Des mots et des baisers
Par Franck Delorieux Écrivain et photographe
Rimbaud est le poète qui, à la fin du XIXe siècle, a fait rentrer la poésie française dans la modernité. Son œuvre est courte mais fulgurante. Son succès auprès des poètes qui lui ont succédé comme auprès des jeunes gens avides de liberté et de refus des conventions a fait de lui une véritable icône. Le visage de Rimbaud est immédiatement reconnaissable tant en France que dans le monde entier. Le premier communiant, enfant sage à brassard de soie blanche, qui pose aux côtés de son frère, est la première représentation photographique du futur poète né en 1854. En 1871, le photographe Étienne Carjat réalisa le portrait le plus célèbre du jeune homme. On le voit les cheveux courts, légèrement ébouriffés, vêtu d’une veste à large revers, d’une chemise blanche et d’une cravate comme hâtivement nouée. Verlaine a repris cette image dans une édition des Poètes maudits : « N’est-ce pas bien “l’Enfant Sublime” sans le terrible démenti de Chateaubriand, mais non sans la protestation de lèvres dès longtemps sensuelles et d’une paire d’yeux perdus dans du souvenir très ancien plutôt que dans un rêve même précoce ? » Son vieil amant commenta également la tenue :
« Et ce dédain tout viril d’une toilette inutile à cette beauté du diable ! » Pour célébrer cette beauté, qui participe du mythe, Verlaine s’est fait dessinateur. En 1872, il le représente debout, les cheveux longs tombant dans le cou, un petit chapeau noir comme écrasé sur son crâne, et fumant une longue pipe. Ce ne sera pas le seul portrait : trois ans plus tard, Verlaine l’a caricaturé affalé sur une table, la pipe toujours en bouche, entouré de boissons et lisant un dictionnaire. La même année, l’ami de toujours, Ernest Delahaye, le montre avec le crâne rasé avec ce commentaire : « la tronche à machin ». Il y a aussi la toile de Fantin-Latour, Coin de table, où il est peint dans l’atelier de l’artiste aux côtés de Verlaine et d’autres personnes.
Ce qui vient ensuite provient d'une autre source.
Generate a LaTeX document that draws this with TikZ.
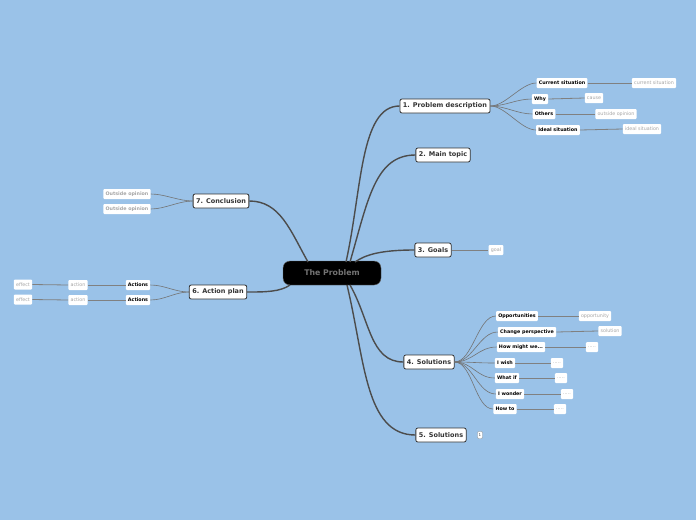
\documentclass[tikz,border=0pt]{standalone}
\usepackage{fontspec}
\setmainfont{DejaVu Sans}
\newcommand\myfive{.....}
\newcommand\myhmw{How might we...}
\begin{document}
\begin{tikzpicture}[x=1pt,y=-1pt,
 main/.style={draw=black!80,line width=0.8pt,fill=white,rounded corners=2pt,font=\bfseries\fontsize{6.5}{7}\selectfont,text=black!80,inner sep=3pt,minimum height=14pt},
 sub/.style={fill=white,rounded corners=1pt,font=\bfseries\fontsize{4.8}{5}\selectfont,text=black,inner sep=2.2pt,minimum height=10pt},
 leaf/.style={fill=white,rounded corners=1pt,font=\fontsize{4.8}{5}\selectfont,text=black!35,inner sep=2.2pt,minimum height=10pt},
 rootl/.style={line width=1.4pt,draw=black!70},
 subl/.style={line width=0.6pt,draw=black!55},
 leafl/.style={line width=0.8pt,draw=black!50}]
\fill[fill={rgb,255:red,154;green,194;blue,232}] (0,0) rectangle (696,520);
\node[fill=black,draw=black!60,rounded corners=7pt,minimum width=98pt,minimum height=24pt,text=black!55,font=\bfseries\fontsize{7.8}{8}\selectfont] (root) at (332,273) {The Problem};
\node[main] (b1) at (445,106) {1. Problem description};
\node[main] (b2) at (443,155) {2. Main topic};
\node[main] (b3) at (433,250) {3. Goals};
\node[main] (b4) at (429,362) {4. Solutions};
\node[main] (b5) at (441,435) {5. Solutions};
\node[main] (b7) at (221,201) {7. Conclusion};
\node[main] (b6) at (218,292) {6. Action plan};
\node[leaf,draw=black!40,text=black!70,inner sep=1.2pt,minimum height=7pt,font=\fontsize{4}{4}\selectfont] (badge) at (480,435) {1};
\node[leaf] (goal) at (496,250) {goal};
\coordinate (r1) at (346,262);
\coordinate (r2) at (350,262);
\coordinate (r3) at (355,262);
\coordinate (r4) at (350,285);
\coordinate (r5) at (347,285);
\coordinate (r7) at (308,262);
\coordinate (r6) at (290,285);
\draw[rootl] (r1) .. controls (362,190) and (360,106) .. (b1.west);
\draw[rootl] (r2) .. controls (368,200) and (375,155) .. (b2.west);
\draw[rootl] (r3) .. controls (365,255) and (380,250) .. (b3.west);
\draw[rootl] (r4) .. controls (370,320) and (370,362) .. (b4.west);
\draw[rootl] (r5) .. controls (365,360) and (365,435) .. (b5.west);
\draw[rootl] (r7) .. controls (290,230) and (280,201) .. (b7.east);
\draw[rootl] (r6) .. controls (280,292) and (265,292) .. (b6.east);
\draw[leafl] (b3.east) -- (goal.west);
\foreach \n/\t/\l/\px/\py/\qx/\qy in {s11/Current situation/current situation/562/83/654/83, s12/Why/cause/540/99/594/98, s13/Others/outside opinion/544/114/616/114, s14/Ideal situation/ideal situation/558/130/642/129}{
 \node[sub] (\n) at (\px,\py) {\t};
 \node[leaf] (\n l) at (\qx,\qy) {\l};
 \draw[subl] (b1.east) .. controls +(15,0) and +(-15,0) .. (\n.west);
 \draw[leafl] (\n.east) -- (\n l.west);
}
\foreach \n/\t/\l/\px/\py/\qx/\qy in {s41/Opportunities/opportunity/517/316/595/316, s42/Change perspective/solution/527/332/610/331, s43/\myhmw/\myfive/521/347/592/347, s44/I wish/\myfive/505/363/557/363, s45/What if/\myfive/507/378/561/378, s46/I wonder/\myfive/510/394/567/394, s47/How to/\myfive/505/409/560/409}{
 \node[sub] (\n) at (\px,\py) {\t};
 \node[leaf] (\n l) at (\qx,\qy) {\l};
 \draw[subl] (b4.east) .. controls +(18,0) and +(-18,0) .. (\n.west);
 \draw[leafl] (\n.east) -- (\n l.west);
}
\foreach \n/\y in {s71/194, s72/209}{
 \node[leaf,font=\bfseries\fontsize{4.8}{5}\selectfont] (\n) at (127,\y) {Outside opinion};
 \draw[subl] (b7.west) .. controls +(-14,0) and +(14,0) .. (\n.east);
}
\foreach \n/\y in {s61/285, s62/300}{
 \node[sub] (\n) at (138,\y) {Actions};
 \node[leaf] (\n a) at (78,\y) {action};
 \node[leaf] (\n e) at (23,\y-0.5) {effect};
 \draw[subl] (b6.west) .. controls +(-14,0) and +(14,0) .. (\n.east);
 \draw[leafl] (\n.west) -- (\n a.east);
 \draw[leafl] (\n a.west) -- (\n e.east);
}
\end{tikzpicture}
\end{document}
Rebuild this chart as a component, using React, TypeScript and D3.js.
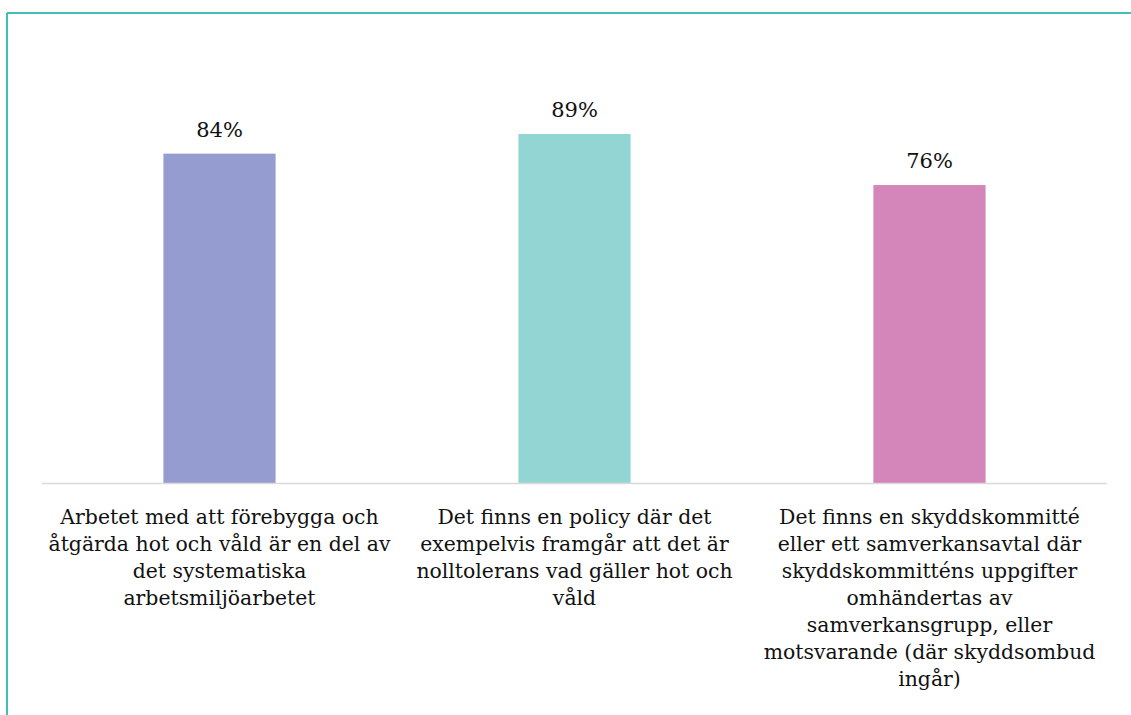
import React, { useMemo } from "react";
import * as d3 from "d3";

const categories: string[][] = [
  ["Arbetet med att förebygga och", "åtgärda hot och våld är en del av", "det systematiska", "arbetsmiljöarbetet"],
  ["Det finns en policy där det", "exempelvis framgår att det är", "nolltolerans vad gäller hot och", "våld"],
  [
    "Det finns en skyddskommitté",
    "eller ett samverkansavtal där",
    "skyddskommitténs uppgifter",
    "omhändertas av",
    "samverkansgrupp, eller",
    "motsvarande (där skyddsombud",
    "ingår)",
  ],
];
const values: number[] = [84, 89, 76];
const colors: string[] = ["#959dd0", "#92d5d3", "#d486bb"];

const W = 1131;
const H = 715;
const FONT = "Georgia, 'DejaVu Serif', serif";

export default function App() {
  const x = useMemo(
    () => d3.scaleBand<number>().domain(d3.range(values.length)).range([42, 1107]).paddingInner(0.684).paddingOuter(0.342),
    []
  );
  const y = useMemo(() => d3.scaleLinear().domain([0, 100]).range([483.5, 90.8]), []);
  const bw = x.bandwidth();

  return (
    <svg width={W} height={H} style={{ position: "absolute", left: 0, top: 0, background: "#fff" }}>
      <line x1={7} y1={13} x2={W} y2={13} stroke="#3fbfb7" strokeWidth={2} />
      <line x1={7} y1={13} x2={7} y2={H} stroke="#3fbfb7" strokeWidth={2} />
      {values.map((v, i) => (
        <g key={i}>
          <rect x={x(i)!} y={y(v)} width={bw} height={y(0) - y(v)} fill={colors[i]} />
          <text
            x={x(i)! + bw / 2}
            y={y(v) - 17}
            textAnchor="middle"
            fontFamily={FONT}
            fontSize={21}
            fill="#111"
          >
            {d3.format(".0f")(v)}%
          </text>
        </g>
      ))}
      <line x1={42} x2={1107} y1={y(0)} y2={y(0)} stroke="#d9d9d9" strokeWidth={1.3} />
      {categories.map((lines, i) => (
        <text
          key={i}
          x={x(i)! + bw / 2}
          textAnchor="middle"
          fontFamily={FONT}
          fontSize={20.4}
          fill="#111"
        >
          {lines.map((l, j) => (
            <tspan key={j} x={x(i)! + bw / 2} y={524 + j * 27}>
              {l}
            </tspan>
          ))}
        </text>
      ))}
    </svg>
  );
}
De son passage au Harrar, on conserve quelques clichés, dont un fut identifié récemment, où l’enfant sublime semble usé et las. Au fil du temps, des artistes se sont emparés de cette icône pour en donner leurs versions, comme Ernest Pignon-Ernest qui l’a dessiné avec une veste en jean jetée sur l’épaule. Aujourd’hui, c’est Mustapha Boutadjine qui s’empare de Rimbaud dans un collage. A-t-il lu les quelques lignes de Verlaine citées plus haut ? Peut-être. C’est ce que laisseraient à penser ces lèvres épaisses, sensuelles, comme gourmandes de mots et de baisers.